The mission team recently completed a comprehensive test campaign of the flight software and installed it on the spacecraft, clearing the hurdle that kept Psyche from making its original 2022 launch date.
Psyche is set to launch atop a SpaceX Falcon Heavy (the first interplanetary launch for that rocket) from Space Launch Complex 39A at Kennedy Space Center at 10:38 a.m. EDT (7:38 a.m. PDT) on October 5, with additional opportunities scheduled through October 25. After escaping Earth’s gravity, the Psyche spacecraft will use solar electric propulsion to accomplish its six-year journey to asteroid Psyche.
Measuring about 173 miles (279 kilometers) at its widest point, the asteroid Psyche presents a unique opportunity to explore a metal-rich body that may be part of a core of a planetesimal, the building block of an early planet. Once the spacecraft reaches Psyche in the main asteroid belt between Mars and Jupiter, it will spend at least 26 months orbiting the asteroid, gathering images and other data that will tell scientists more about its history and what it is made of.

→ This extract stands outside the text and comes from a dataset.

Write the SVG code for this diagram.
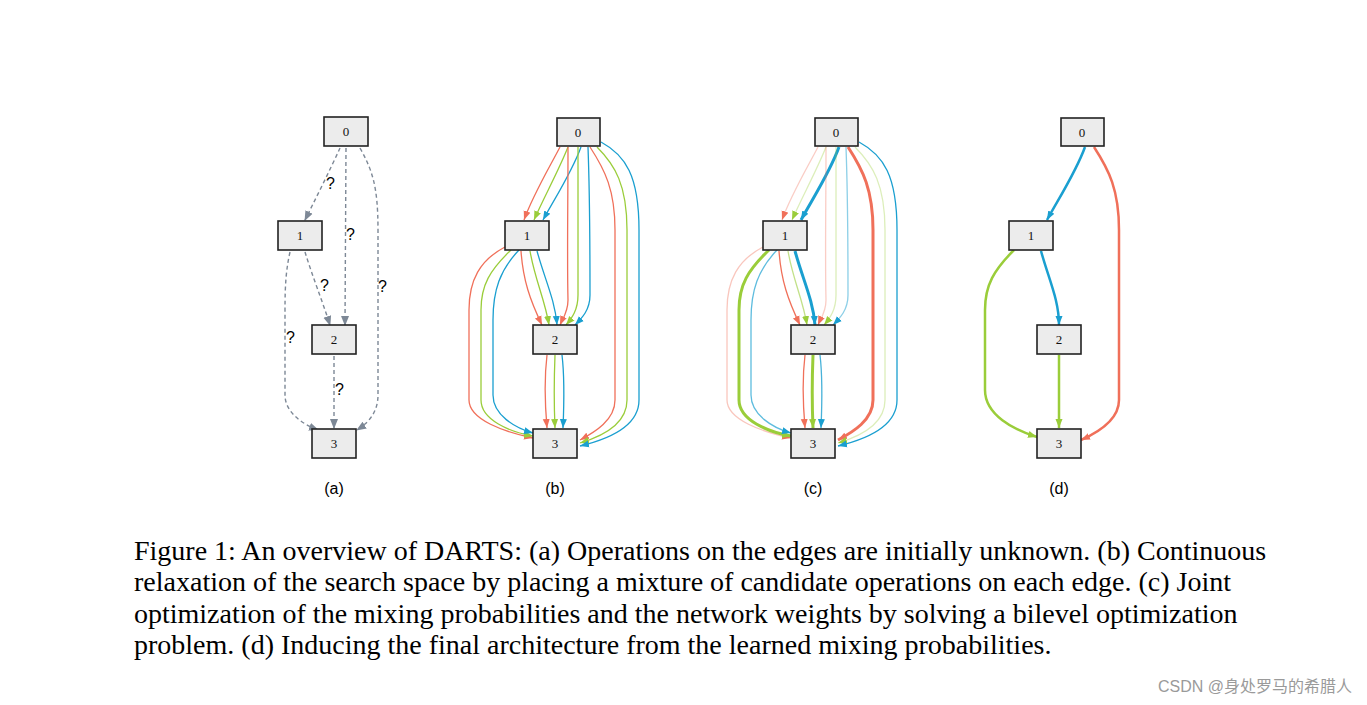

However, first, a team of 30 or so engineers and technicians will wrap up the assembly, test, and launch operations phase of the mission. The team recently finished several weeks of functional testing of the science instruments as well as the spacecraft hardware and software.
After removing the last of the cables that snake around the hardware for testing, they’ll “close out” the spacecraft by reinstalling some exterior panels that had been removed for access and complete the thermal blanketing. Later in July, they will integrate and test the deployment of the enormous solar arrays. Then, in mid-August, a crew will begin slowly loading all 2,392 pounds (1,085 kilograms) of propellant – the neutral gas xenon – onto the spacecraft over the course of a couple weeks.
“The team and I are now counting down the days to launch. Our focus has shifted to safely completing the final mechanical closeout of the spacecraft and preparing the team for operations. The team is conducting numerous training activities to ensure that we are prepared and ready. It’s a very busy time, but everyone is very excited and looking forward to the launch.” — Henry Stone, Psyche’s project manager at NASA’s Jet Propulsion Laboratory
“We are moving forward, and we’re confident that when we’re on the pad, we’ll be ready to hit the button. For all of us, we’ll be excited to launch this bird.” — Luis Dominguez, systems and electrical lead for assembly, test, and launch operations, Jet Propulsion Laboratory
Arizona State University leads the Psyche mission. A division of Caltech in Pasadena, JPL is responsible for the mission’s overall management, system engineering, integration and test, and mission operations. Maxar Technologies in Palo Alto, California, provided the high-power, solar electric propulsion spacecraft chassis.
JPL also is providing a technology demonstration instrument called Deep Space Optical Communications that will fly on Psyche in order to test high-data-rate laser communications that could be used by future NASA missions.
Psyche is the 14th mission selected as part of NASA’s Discovery Program, managed by the agency’s Marshall Space Flight Center in Huntsville, Alabama.